- 3 Reasons Flexible Electronics Enable Smarter Displays
- For a decade or more, flexible electronics has been just over the horizon, beaconing from a future where all mobile computerized equipment could be rolled up like a bedroll for transportation. Despite these unfulfilled expectations, here are three ways that smarter displays are realizing the unfulfilled dreams of flexible electronics.Flash Gordon popularized the idea of flying cars more than 50 years ago, but still they are not here. Likewise, the era of mobile computers that you can roll up like a scroll could still be a dream 50 years hence.

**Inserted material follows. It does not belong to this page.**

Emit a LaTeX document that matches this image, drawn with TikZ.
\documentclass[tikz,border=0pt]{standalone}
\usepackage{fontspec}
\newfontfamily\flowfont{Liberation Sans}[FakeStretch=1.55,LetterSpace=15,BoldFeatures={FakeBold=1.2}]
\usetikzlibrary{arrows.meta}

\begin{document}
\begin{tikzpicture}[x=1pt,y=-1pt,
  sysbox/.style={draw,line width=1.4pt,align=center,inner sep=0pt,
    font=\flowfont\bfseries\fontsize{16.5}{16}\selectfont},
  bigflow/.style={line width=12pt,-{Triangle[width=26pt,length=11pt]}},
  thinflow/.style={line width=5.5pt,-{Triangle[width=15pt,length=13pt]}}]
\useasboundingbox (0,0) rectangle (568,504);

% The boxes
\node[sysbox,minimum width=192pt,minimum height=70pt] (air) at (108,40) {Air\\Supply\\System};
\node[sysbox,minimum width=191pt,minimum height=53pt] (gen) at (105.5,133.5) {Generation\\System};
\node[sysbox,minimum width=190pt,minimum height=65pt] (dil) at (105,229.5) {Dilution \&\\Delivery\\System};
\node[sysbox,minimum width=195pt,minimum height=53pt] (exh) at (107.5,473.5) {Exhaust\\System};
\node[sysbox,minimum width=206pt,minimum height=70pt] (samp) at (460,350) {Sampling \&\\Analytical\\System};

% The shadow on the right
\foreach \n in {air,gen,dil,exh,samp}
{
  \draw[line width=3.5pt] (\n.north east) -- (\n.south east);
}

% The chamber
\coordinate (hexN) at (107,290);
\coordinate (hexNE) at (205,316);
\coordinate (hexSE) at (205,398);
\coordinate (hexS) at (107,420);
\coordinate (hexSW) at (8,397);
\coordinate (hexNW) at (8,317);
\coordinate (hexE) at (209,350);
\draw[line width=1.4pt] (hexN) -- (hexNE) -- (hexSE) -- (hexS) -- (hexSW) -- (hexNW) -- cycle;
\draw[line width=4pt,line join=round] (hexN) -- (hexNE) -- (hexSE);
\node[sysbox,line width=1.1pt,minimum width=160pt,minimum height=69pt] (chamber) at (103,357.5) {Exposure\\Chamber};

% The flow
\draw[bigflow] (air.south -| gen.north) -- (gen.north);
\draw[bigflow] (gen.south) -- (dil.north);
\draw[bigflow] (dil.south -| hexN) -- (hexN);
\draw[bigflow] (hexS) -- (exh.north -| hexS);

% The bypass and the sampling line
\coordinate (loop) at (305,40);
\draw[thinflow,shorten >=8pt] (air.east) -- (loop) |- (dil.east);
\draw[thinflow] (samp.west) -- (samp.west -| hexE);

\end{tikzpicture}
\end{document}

Nevertheless, the technologies that caused all the speculation about flexible electronics are already revolutionizing the multi-billion-dollar display industry. Theoretically, flexible displays could be rolled up like a blueprint or pulled down like a window blind. The reality, however, is that flexible, printable, organic electronics are finding their best uses in cost-reducing three aspects of the manufacturing of electronic displays (albeit without making the entire display flexible).
Arizona State University's Flexible Display Center shows its active-matrix electrophoretic display based on E-Ink flexible touchscreen. Instead of using stiff glass for support, it uses a flexible DuPont Teijin Film.

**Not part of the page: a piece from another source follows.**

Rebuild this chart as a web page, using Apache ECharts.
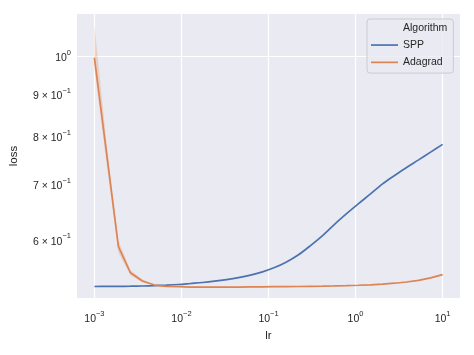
<!DOCTYPE html>
<html>
<head>
<meta charset="utf-8">
<script src="https://cdn.jsdelivr.net/npm/echarts@6/dist/echarts.min.js"></script>
<style>
html,body{margin:0;padding:0;background:#fff;}
#c{width:474px;height:355px;}
</style>
</head>
<body>
<div id="c"></div>
<script>
// learning rates (x)
const lr = [0.001, 0.0013738, 0.0018874, 0.0025929, 0.0035622, 0.0048939, 0.0067234, 0.0092367,
  0.012690, 0.017433, 0.023950, 0.032903, 0.045204, 0.062102, 0.085317, 0.11721, 0.16103,
  0.22122, 0.30392, 0.41753, 0.57362, 0.78805, 1.0826, 1.4874, 2.0434, 2.8072, 3.8566,
  5.2983, 7.2790, 10];
// mean loss per algorithm
const sppLoss = [0.5272, 0.52725, 0.5274, 0.52762, 0.52792, 0.52836, 0.52909, 0.53013, 0.5316, 0.53308,
  0.53501, 0.5374, 0.54039, 0.54417, 0.54902, 0.55562, 0.56434, 0.57573, 0.59064, 0.60727,
  0.62663, 0.64535, 0.66369, 0.68185, 0.70103, 0.71757, 0.73389, 0.74936, 0.76578, 0.78247];
const adagradLoss = [0.9953, 0.766, 0.5888, 0.5477, 0.5352, 0.5293, 0.5274, 0.5270, 0.5264, 0.5264,
  0.5264, 0.5264, 0.5264, 0.5266, 0.5267, 0.5269, 0.5270, 0.5272, 0.5275, 0.5277,
  0.5280, 0.5284, 0.5290, 0.5297, 0.5308, 0.5320, 0.5338, 0.5363, 0.5400, 0.5448];
// confidence band of Adagrad
const adagradLow = [0.965, 0.745, 0.579, 0.544, 0.533, 0.5285, 0.5268, 0.5266, 0.5261, 0.5261,
  0.5261, 0.5261, 0.5261, 0.5263, 0.5264, 0.5266, 0.5267, 0.5269, 0.5272, 0.5274,
  0.5277, 0.5281, 0.5287, 0.5294, 0.5305, 0.5317, 0.5335, 0.5360, 0.5396, 0.5443];
const adagradHigh = [1.09, 0.788, 0.599, 0.552, 0.5375, 0.5302, 0.5281, 0.5275, 0.5267, 0.5267,
  0.5267, 0.5267, 0.5267, 0.5269, 0.5270, 0.5272, 0.5273, 0.5275, 0.5278, 0.5280,
  0.5283, 0.5287, 0.5293, 0.5300, 0.5311, 0.5323, 0.5341, 0.5366, 0.5404, 0.5453];
const xTicks = [0.001, 0.01, 0.1, 1, 10];
const xTickLabels = ['\u22123', '\u22122', '\u22121', '0', '1'];
const yTicks = [0.6, 0.7, 0.8, 0.9, 1];
const yTickLabels = ['6 \u00d7 10|\u22121', '7 \u00d7 10|\u22121', '8 \u00d7 10|\u22121', '9 \u00d7 10|\u22121', '10|0'];
const yMajor = [1];
const seriesNames = ['SPP', 'Adagrad'];
const legendTitle = 'Algorithm';

const FONT = 'Liberation Sans, Arial, sans-serif';
const TXT = '#262626';
const richSup = {
  b: {fontSize: 10.5, fontFamily: FONT, color: TXT, lineHeight: 15, verticalAlign: 'bottom'},
  s: {fontSize: 7.5, fontFamily: FONT, color: TXT, verticalAlign: 'top', lineHeight: 15}
};
function near(a, b) { return Math.abs(a - b) / b < 1e-6; }
function xFmt(v) {
  for (let i = 0; i < xTicks.length; i++) if (near(v, xTicks[i])) return '{b|10}{s|' + xTickLabels[i] + '}';
  return '';
}
function yFmt(v) {
  for (let i = 0; i < yTicks.length; i++) if (near(v, yTicks[i])) {
    const p = yTickLabels[i].split('|');
    return '{b|' + p[0] + '}{s|' + p[1] + '}';
  }
  return '';
}
const pairs = arr => arr.map((v, i) => [lr[i], v]);

const chart = echarts.init(document.getElementById('c'), null, {renderer: 'canvas'});
chart.setOption({
  animation: false,
  backgroundColor: '#ffffff',
  textStyle: {fontFamily: FONT},
  grid: {left: 75, right: 14, top: 14, bottom: 57, show: true, backgroundColor: '#eaeaf2', borderWidth: 0},
  xAxis: {
    type: 'log', logBase: 10, min: Math.pow(10, -3.2), max: Math.pow(10, 1.2),
    name: 'lr', nameLocation: 'middle', nameGap: 32,
    nameTextStyle: {fontSize: 11.5, color: TXT, fontFamily: FONT},
    axisLine: {show: false}, axisTick: {show: false, customValues: xTicks},
    axisLabel: {customValues: xTicks, formatter: xFmt, rich: richSup, margin: 12},
    splitLine: {show: true, lineStyle: {color: '#ffffff', width: 1.2}},
    minorSplitLine: {show: false}
  },
  yAxis: {
    type: 'log', logBase: 10, min: 0.5106, max: 1.1239,
    name: 'loss', nameLocation: 'middle', nameGap: 57, nameRotate: 90,
    nameTextStyle: {fontSize: 11.5, color: TXT, fontFamily: FONT},
    axisLine: {show: false}, axisTick: {show: false, customValues: yMajor},
    axisLabel: {customValues: yTicks, formatter: yFmt, rich: richSup, margin: 6},
    splitLine: {show: true, lineStyle: {color: '#ffffff', width: 1.2}}
  },
  legend: {
    orient: 'vertical', left: 367, top: 19, align: 'left',
    itemWidth: 27, itemHeight: 1.7, itemGap: 4.8,
    padding: [2.5, 6, 4.5, 4],
    backgroundColor: 'rgba(234,234,242,0.8)', borderColor: '#cccccc', borderWidth: 1, borderRadius: 3,
    textStyle: {fontSize: 10.5, color: TXT, fontFamily: FONT, lineHeight: 12.5},
    data: [{name: legendTitle, icon: 'none'}, {name: seriesNames[0], icon: 'rect'}, {name: seriesNames[1], icon: 'rect'}]
  },
  series: [
    {name: legendTitle, type: 'line', data: [], symbol: 'none', lineStyle: {opacity: 0}, itemStyle: {opacity: 0}},
    {name: 'band', type: 'custom', silent: true, z: 1, clip: true,
      data: [[lr[0], adagradHigh[0]]],
      renderItem: function (params, api) {
        const pts = [];
        for (let i = 0; i < lr.length; i++) pts.push(api.coord([lr[i], adagradHigh[i]]));
        for (let i = lr.length - 1; i >= 0; i--) pts.push(api.coord([lr[i], adagradLow[i]]));
        return {type: 'polygon', shape: {points: pts}, style: {fill: 'rgba(221,132,82,0.25)', stroke: null}};
      }
    },
    {name: seriesNames[0], type: 'line', data: pairs(sppLoss), symbol: 'none', color: '#4c72b0', smooth: 0.3,
      lineStyle: {width: 1.7, color: '#4c72b0'}, z: 3},
    {name: seriesNames[1], type: 'line', data: pairs(adagradLoss), symbol: 'none', color: '#dd8452',
      lineStyle: {width: 1.7, color: '#dd8452'}, z: 3}
  ]
});
</script>
</body>
</html>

According to Lux Research, which held a webinar on the subject Jan. 18 called “Sorting Hype From Reality in Printed, Organic, and Flexible Display Technologies,” there are three values that flexible electronics technologies are adding to modern displays.
1. Frontplane: The active display layers that provide pixel-level coloring have already been revolutionized by flexible display layers such as the electrophoretic technology used in Amazon's Kindle. Electrophoretic displays are built with flexible polymers instead of stiff silicon crystals, even though the rest of the display is stiff by virtue of the glass covering that protects it from spilled coffee.
For the future, active-layer frontplanes will be available using a wide variety of flexible electronic technologies, from organic light-emitting diodes (OLEDs) with super-wide-gamut color resolution to electro-wetting display technologies that have the ultra-low-power features to extend battery life in mobile devices, but can display fast-moving color video that a Kindle can't touch.
2. Backplanes: Thin-film transistors (TFTs) supply the signal to turn pixels on and off, necessitating a one-to-one relationship between pixels and TFTs (for instance, a five-megapixel display has five million TFTs). Today, silicon photo-masks are used to fabricate TFTs by laying down tiny patterns of photoresist on silicon sheets, which can then be etched into the shape of the desired thin-film transistors. However, techniques enabling printers to lay down the TFTs directly will soon lower the cost and manufacturing complexity of electronic displays.
3. Transparent Electrodes: The reason that displays appear to be transparent, despite the fact that every pixel is connected to a TFT that is printed on its backplane, is that the "wires" used to supply signals to the TFTs are transparent. Today, transparency is achieved by using indium tin oxide (ITO), which is becoming increasingly rare, thus driving up the manufacturing costs of displays. However, new formulations of flexible nanowires that can be printed at room temperature using silicon, silver, and pure carbon—graphene—promise to lower the cost of displays further by eliminating the need for costly ITO.